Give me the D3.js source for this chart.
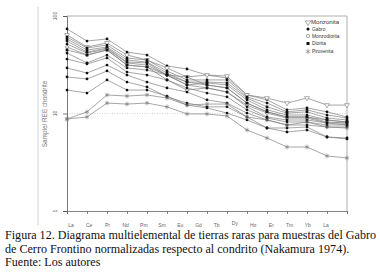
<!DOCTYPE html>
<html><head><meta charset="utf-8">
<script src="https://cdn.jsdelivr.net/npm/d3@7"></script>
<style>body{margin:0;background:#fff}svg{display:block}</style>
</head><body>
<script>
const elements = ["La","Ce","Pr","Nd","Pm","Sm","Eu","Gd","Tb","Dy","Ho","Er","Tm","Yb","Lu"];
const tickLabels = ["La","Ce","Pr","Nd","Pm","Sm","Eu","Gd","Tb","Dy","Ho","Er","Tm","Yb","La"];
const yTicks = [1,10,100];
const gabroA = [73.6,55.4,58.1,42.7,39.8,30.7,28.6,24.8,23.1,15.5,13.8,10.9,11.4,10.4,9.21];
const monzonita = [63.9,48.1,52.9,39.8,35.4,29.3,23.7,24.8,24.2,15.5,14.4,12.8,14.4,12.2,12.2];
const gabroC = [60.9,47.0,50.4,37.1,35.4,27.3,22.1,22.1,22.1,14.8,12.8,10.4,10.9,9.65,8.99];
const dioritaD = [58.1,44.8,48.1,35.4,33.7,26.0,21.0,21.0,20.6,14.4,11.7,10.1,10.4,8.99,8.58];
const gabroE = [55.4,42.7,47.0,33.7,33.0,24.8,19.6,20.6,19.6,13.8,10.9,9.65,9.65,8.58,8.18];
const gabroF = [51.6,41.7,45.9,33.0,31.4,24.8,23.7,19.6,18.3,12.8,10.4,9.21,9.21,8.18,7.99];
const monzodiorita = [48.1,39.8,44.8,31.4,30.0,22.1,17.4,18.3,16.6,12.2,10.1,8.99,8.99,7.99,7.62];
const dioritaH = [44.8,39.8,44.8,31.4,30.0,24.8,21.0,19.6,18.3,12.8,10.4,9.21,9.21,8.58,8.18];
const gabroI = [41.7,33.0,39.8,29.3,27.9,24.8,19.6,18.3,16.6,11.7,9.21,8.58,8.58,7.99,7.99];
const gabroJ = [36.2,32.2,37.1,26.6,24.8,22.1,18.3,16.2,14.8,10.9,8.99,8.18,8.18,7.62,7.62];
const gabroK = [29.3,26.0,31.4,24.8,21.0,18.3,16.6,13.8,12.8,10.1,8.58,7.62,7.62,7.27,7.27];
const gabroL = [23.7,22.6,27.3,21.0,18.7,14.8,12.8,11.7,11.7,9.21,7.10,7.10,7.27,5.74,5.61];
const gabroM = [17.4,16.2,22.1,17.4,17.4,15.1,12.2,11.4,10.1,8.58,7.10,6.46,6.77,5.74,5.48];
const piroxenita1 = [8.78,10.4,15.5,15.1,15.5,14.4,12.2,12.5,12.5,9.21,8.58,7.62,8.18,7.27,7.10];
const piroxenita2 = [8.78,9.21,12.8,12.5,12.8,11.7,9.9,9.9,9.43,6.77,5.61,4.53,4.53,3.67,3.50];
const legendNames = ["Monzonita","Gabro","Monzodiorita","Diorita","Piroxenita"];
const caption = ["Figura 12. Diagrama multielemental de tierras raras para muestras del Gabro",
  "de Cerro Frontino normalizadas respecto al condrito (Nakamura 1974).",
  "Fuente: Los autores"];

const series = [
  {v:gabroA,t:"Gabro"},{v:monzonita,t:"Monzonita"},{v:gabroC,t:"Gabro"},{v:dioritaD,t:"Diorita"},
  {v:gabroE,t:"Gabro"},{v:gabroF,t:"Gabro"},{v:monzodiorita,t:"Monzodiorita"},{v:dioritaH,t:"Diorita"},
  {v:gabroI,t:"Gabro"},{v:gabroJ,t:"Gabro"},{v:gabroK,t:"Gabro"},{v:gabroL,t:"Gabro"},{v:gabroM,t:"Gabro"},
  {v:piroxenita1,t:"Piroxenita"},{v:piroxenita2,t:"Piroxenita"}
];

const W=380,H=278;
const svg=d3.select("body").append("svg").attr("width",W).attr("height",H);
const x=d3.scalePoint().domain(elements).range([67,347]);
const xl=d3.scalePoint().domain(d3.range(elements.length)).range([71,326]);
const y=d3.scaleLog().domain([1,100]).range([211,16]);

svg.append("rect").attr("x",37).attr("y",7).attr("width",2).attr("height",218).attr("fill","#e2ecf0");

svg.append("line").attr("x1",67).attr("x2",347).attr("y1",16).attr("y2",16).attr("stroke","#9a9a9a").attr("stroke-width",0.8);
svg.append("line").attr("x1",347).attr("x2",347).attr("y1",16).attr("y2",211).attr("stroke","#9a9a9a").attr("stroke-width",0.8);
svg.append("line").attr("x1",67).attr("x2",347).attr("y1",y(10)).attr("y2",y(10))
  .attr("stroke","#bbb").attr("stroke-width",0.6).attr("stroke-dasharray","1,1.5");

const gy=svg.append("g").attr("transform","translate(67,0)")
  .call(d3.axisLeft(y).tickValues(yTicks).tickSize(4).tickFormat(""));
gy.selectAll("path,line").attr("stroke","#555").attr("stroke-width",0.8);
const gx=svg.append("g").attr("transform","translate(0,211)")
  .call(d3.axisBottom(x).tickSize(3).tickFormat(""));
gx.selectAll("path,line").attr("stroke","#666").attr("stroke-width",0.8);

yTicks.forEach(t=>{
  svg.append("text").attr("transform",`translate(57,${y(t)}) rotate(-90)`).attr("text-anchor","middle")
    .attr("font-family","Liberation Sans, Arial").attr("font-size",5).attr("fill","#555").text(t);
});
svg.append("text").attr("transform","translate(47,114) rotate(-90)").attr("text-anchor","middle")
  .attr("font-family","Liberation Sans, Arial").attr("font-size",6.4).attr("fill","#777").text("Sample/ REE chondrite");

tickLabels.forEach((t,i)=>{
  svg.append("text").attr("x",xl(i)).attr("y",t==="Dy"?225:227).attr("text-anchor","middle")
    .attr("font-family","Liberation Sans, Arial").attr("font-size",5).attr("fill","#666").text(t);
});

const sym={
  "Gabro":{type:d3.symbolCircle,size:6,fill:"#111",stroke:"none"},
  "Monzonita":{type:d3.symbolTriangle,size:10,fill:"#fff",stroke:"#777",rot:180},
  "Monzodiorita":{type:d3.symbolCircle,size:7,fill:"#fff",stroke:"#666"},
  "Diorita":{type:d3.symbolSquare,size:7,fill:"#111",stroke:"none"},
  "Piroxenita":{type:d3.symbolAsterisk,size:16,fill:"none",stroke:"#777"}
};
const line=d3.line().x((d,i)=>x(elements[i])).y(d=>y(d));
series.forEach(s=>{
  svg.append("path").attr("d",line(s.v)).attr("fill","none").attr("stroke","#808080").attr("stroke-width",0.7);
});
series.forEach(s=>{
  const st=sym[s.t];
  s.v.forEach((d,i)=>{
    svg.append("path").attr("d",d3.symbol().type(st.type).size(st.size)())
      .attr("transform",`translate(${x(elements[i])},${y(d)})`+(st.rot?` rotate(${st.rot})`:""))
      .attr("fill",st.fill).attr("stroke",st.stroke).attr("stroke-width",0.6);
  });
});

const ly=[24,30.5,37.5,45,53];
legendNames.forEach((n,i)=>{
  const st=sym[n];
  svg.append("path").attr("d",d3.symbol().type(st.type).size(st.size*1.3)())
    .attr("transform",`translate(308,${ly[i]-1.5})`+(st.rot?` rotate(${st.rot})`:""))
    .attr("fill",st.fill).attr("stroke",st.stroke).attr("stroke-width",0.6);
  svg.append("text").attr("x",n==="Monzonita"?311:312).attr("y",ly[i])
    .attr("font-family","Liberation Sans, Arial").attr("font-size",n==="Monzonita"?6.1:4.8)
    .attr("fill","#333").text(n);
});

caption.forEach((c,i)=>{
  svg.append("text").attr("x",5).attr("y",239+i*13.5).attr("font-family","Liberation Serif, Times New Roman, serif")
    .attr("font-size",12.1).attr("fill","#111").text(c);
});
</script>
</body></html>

---*---

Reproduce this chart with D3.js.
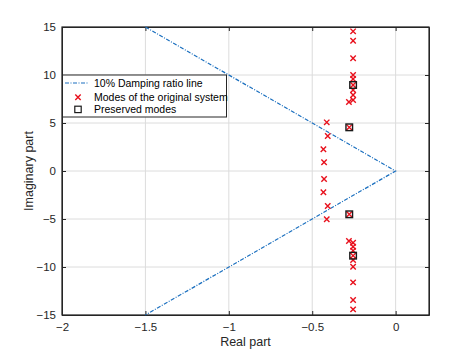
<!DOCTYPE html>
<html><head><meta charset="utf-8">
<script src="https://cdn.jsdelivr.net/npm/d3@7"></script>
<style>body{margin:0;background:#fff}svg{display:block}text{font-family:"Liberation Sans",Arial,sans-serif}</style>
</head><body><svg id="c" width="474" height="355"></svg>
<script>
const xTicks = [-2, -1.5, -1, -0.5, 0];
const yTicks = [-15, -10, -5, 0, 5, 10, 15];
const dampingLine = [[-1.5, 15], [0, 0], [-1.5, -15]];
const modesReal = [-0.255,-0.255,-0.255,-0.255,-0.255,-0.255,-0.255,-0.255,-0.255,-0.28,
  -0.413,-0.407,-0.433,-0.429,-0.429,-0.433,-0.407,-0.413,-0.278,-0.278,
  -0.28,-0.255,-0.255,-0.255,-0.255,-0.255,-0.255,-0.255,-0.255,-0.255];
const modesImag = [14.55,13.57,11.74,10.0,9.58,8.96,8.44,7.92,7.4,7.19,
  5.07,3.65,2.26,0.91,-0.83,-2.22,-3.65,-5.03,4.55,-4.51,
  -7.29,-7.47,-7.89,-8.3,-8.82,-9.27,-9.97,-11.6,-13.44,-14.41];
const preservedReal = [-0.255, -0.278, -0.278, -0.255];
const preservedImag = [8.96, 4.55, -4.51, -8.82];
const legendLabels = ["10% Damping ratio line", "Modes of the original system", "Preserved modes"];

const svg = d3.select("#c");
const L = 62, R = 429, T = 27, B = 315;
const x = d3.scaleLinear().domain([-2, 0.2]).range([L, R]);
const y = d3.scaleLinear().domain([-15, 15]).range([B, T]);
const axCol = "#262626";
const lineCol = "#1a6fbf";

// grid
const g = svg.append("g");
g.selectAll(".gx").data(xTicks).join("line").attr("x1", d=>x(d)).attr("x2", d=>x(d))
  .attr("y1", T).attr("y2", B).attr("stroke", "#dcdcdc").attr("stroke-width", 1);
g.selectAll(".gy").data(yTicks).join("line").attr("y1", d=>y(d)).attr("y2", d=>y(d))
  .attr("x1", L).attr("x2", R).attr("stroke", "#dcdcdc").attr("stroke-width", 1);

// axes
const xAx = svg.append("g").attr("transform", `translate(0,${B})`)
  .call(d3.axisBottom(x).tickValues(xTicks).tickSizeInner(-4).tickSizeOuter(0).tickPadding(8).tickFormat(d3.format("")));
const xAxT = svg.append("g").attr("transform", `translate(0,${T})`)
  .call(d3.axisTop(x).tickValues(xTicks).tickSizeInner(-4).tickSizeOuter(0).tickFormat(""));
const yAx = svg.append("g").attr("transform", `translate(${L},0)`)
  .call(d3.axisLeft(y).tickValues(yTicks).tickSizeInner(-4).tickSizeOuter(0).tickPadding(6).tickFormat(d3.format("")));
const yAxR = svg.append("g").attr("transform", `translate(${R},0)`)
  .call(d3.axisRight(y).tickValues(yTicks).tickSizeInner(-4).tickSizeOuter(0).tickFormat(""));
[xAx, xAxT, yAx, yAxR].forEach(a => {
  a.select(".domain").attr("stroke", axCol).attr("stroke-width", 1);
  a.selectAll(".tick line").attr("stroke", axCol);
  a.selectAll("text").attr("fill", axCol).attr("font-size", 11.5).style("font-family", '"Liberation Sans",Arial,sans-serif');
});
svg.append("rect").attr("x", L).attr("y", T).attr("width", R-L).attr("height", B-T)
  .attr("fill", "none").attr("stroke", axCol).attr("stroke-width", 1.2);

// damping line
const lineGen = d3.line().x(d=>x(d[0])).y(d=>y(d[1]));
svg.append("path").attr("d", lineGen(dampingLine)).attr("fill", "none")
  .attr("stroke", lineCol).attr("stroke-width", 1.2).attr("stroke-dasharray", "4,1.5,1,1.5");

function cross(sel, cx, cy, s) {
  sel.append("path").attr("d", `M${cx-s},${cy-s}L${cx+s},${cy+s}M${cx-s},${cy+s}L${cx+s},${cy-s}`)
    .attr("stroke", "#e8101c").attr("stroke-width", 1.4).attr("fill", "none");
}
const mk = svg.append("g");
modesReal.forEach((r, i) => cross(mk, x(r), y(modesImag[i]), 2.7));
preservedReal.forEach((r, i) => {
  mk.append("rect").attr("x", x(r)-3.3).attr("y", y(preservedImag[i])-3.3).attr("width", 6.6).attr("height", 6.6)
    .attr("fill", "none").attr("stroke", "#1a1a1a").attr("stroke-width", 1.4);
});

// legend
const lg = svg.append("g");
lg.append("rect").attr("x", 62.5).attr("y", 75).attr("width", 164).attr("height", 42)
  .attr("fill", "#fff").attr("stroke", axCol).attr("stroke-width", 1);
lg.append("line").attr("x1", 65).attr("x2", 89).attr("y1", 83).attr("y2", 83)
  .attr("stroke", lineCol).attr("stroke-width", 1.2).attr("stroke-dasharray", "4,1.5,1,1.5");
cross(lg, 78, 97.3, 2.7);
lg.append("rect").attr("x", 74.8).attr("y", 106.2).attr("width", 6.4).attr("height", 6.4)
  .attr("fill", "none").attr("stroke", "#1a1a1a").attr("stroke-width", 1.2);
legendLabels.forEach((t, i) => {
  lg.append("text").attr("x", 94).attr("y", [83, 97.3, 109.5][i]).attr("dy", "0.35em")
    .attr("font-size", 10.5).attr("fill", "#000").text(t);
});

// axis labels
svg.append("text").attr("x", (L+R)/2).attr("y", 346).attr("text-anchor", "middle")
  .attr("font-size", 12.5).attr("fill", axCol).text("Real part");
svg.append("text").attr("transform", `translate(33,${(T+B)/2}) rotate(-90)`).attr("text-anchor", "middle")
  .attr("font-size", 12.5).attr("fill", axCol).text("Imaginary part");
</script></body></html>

---*---

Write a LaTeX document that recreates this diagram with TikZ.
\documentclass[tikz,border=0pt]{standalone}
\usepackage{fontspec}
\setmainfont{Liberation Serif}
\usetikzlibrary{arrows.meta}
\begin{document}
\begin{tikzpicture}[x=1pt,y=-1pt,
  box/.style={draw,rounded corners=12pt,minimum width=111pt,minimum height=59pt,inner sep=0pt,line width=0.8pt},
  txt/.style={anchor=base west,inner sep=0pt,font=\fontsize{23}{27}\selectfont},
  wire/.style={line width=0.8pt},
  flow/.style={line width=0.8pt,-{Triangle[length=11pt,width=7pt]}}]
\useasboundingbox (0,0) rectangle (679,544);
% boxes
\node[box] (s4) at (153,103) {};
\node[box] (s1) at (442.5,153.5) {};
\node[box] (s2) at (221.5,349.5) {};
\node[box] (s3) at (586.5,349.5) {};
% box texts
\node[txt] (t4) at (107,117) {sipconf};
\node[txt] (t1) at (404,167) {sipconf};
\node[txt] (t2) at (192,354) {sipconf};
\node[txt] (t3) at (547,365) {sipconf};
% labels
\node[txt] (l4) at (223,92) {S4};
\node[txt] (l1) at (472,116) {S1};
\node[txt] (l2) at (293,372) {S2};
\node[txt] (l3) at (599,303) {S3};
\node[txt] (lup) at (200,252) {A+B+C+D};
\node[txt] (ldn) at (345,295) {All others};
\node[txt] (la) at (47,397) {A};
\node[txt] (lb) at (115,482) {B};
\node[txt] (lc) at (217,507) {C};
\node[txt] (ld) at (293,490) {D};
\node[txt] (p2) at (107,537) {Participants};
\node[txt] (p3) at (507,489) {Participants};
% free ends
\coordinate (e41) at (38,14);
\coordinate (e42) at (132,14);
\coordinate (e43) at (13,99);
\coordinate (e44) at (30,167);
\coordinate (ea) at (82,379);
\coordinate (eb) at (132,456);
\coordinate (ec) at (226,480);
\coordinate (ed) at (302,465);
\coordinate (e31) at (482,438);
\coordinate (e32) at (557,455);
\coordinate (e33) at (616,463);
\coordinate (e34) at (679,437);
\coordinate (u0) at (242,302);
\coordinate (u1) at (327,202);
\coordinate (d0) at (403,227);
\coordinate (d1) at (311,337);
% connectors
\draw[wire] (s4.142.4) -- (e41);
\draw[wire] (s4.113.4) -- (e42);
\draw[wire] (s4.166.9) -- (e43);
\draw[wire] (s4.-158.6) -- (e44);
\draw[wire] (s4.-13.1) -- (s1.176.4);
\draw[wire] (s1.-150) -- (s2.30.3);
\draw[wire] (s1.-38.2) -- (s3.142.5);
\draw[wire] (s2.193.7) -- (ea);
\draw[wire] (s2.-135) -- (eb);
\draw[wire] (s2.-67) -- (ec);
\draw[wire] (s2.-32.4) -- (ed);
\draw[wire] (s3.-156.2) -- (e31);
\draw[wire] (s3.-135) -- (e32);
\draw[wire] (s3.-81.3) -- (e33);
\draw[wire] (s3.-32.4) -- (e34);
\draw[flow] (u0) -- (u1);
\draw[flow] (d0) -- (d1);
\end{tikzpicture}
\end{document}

---*---

**WRITTEN PROBLEM:** Find all lines holding the string "chart" and copy them.

**FINAL RESULT:**
Give me the D3.js source for this chart.
Reproduce this chart with D3.js.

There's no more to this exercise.